# [Exercise aim]
Repeat exactly the lines from the start of the material below up to and including the "import numpy as np" line.

# [Information provided]
[BEGIN]

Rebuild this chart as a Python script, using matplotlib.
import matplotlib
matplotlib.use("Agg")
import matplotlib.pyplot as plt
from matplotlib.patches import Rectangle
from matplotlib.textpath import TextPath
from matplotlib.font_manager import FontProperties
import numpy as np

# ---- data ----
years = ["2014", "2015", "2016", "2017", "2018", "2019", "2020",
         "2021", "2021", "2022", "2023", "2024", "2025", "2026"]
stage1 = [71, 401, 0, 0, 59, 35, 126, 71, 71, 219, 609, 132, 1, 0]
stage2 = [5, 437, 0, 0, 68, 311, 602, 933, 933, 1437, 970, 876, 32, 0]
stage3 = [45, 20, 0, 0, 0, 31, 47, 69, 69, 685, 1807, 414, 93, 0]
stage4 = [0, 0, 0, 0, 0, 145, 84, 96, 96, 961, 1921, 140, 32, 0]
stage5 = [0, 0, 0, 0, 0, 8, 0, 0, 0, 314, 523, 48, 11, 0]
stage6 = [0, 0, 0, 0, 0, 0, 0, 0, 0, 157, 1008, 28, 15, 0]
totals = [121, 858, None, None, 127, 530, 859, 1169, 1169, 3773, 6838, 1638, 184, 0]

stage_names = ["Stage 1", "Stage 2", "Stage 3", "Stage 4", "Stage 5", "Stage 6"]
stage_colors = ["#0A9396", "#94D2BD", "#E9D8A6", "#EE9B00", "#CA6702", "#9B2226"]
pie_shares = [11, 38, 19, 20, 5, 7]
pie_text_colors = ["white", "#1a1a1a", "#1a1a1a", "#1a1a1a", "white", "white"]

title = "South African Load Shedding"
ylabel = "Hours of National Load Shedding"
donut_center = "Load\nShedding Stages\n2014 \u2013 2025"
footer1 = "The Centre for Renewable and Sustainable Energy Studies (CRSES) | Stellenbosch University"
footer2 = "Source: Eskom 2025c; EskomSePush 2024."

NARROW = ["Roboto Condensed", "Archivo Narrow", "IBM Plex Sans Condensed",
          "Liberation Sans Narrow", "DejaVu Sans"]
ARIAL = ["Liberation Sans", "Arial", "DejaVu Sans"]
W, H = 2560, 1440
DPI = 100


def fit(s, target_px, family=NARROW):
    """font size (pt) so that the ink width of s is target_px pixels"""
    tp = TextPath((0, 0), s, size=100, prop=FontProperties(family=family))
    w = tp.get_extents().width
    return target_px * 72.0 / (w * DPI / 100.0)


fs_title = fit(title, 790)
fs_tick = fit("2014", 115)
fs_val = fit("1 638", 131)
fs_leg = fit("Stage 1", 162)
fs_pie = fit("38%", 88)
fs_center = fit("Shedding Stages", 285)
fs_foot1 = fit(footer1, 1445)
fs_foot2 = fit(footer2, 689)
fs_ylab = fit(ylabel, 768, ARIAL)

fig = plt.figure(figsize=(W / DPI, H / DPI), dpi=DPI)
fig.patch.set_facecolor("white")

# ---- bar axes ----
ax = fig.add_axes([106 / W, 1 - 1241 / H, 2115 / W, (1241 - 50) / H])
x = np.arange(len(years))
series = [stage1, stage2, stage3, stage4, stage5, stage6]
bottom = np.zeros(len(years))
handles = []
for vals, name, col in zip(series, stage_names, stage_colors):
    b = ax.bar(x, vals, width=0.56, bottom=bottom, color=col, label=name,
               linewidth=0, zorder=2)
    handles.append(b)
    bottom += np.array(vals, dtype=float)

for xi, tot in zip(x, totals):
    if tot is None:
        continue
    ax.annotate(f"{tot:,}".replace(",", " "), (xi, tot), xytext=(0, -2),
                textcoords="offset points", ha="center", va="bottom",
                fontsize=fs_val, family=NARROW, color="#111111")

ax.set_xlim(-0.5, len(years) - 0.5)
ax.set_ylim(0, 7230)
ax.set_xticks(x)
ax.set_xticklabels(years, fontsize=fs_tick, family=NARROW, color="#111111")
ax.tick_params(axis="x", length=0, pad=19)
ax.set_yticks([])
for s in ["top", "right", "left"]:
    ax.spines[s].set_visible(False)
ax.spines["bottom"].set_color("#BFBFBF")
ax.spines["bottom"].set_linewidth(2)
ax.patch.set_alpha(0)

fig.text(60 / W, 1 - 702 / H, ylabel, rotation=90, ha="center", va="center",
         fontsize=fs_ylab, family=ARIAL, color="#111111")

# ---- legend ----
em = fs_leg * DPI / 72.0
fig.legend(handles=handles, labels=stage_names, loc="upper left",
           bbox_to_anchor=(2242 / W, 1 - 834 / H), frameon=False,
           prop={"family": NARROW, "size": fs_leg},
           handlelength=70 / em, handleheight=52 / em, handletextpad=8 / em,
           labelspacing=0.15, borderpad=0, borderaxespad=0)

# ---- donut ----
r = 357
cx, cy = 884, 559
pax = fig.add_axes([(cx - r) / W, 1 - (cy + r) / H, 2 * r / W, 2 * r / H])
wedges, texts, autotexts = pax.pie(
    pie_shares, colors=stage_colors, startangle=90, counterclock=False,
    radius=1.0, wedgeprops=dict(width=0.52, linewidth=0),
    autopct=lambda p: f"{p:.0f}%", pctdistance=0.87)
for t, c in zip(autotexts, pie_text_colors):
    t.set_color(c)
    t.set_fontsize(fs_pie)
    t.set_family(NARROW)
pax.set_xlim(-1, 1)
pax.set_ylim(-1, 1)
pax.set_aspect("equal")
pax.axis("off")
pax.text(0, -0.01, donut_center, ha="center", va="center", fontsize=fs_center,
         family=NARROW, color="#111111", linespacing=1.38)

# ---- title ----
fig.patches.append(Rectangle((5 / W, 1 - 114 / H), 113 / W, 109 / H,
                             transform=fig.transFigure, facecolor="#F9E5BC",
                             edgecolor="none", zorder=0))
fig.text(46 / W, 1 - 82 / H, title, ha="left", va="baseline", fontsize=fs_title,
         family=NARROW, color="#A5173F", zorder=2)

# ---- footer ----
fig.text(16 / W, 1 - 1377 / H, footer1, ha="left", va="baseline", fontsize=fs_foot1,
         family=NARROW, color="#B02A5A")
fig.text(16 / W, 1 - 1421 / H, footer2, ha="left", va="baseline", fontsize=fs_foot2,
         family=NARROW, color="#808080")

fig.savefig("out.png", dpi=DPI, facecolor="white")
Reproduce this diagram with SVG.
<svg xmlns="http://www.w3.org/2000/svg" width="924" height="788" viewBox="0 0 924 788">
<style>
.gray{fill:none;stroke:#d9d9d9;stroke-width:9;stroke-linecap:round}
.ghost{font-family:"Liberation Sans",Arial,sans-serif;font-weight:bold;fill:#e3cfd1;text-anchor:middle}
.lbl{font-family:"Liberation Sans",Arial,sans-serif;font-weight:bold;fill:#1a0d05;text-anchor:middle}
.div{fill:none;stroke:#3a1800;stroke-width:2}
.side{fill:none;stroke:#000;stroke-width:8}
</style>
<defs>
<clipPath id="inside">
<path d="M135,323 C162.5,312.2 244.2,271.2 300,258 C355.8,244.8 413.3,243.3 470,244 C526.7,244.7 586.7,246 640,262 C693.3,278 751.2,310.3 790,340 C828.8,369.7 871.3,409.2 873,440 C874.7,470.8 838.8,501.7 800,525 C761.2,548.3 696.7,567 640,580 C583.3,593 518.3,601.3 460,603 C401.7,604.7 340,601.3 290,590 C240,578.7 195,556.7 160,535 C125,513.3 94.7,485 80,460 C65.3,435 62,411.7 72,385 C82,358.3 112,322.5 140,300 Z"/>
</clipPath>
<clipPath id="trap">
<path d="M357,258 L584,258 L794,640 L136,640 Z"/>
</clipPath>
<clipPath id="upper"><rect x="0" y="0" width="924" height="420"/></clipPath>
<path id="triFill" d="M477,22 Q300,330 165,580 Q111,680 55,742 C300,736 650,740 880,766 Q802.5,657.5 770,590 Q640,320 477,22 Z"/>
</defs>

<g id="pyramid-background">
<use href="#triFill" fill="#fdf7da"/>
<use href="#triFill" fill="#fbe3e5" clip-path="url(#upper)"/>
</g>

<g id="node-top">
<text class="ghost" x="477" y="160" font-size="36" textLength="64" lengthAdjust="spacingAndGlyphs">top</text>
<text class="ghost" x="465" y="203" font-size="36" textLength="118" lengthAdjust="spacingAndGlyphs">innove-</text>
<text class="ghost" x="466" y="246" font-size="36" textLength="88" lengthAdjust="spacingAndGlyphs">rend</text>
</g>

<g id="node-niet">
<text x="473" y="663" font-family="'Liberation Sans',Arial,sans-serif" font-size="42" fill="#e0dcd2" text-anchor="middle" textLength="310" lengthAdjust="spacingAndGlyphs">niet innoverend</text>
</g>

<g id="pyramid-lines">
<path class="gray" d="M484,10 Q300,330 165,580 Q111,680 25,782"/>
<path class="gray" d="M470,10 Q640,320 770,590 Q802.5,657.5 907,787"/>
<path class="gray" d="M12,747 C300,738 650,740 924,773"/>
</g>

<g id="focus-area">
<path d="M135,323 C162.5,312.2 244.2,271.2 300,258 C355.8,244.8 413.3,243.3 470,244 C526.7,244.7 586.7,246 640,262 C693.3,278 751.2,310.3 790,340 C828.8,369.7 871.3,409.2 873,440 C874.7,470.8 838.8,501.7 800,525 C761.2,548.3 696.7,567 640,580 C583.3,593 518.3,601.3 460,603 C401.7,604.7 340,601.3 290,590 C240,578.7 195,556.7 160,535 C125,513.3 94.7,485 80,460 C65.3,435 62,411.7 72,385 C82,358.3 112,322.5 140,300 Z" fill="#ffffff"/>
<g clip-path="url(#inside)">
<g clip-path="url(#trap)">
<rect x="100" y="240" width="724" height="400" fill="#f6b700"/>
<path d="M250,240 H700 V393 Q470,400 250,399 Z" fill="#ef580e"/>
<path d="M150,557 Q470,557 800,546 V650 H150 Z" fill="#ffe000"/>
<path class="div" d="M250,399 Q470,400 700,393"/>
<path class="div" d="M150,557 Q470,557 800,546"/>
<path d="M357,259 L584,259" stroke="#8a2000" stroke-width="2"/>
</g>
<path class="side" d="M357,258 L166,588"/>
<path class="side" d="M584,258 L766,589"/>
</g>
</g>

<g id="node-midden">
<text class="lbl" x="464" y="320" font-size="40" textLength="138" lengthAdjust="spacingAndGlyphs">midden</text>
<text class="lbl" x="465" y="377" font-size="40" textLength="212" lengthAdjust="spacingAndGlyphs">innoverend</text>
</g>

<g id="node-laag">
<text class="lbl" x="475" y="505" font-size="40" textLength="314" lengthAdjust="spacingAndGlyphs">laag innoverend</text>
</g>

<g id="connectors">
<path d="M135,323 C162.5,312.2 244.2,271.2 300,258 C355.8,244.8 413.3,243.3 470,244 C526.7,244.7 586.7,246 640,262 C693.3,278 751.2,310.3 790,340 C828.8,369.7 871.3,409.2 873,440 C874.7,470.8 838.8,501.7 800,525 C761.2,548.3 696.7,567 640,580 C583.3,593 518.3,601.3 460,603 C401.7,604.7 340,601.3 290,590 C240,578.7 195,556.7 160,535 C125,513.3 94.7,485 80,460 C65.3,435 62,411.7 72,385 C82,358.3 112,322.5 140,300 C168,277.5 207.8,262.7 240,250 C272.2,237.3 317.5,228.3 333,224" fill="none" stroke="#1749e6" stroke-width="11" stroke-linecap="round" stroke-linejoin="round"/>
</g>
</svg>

[END]

# [Output]
Rebuild this chart as a Python script, using matplotlib.
import matplotlib
matplotlib.use("Agg")
import matplotlib.pyplot as plt
from matplotlib.patches import Rectangle
from matplotlib.textpath import TextPath
from matplotlib.font_manager import FontProperties
import numpy as np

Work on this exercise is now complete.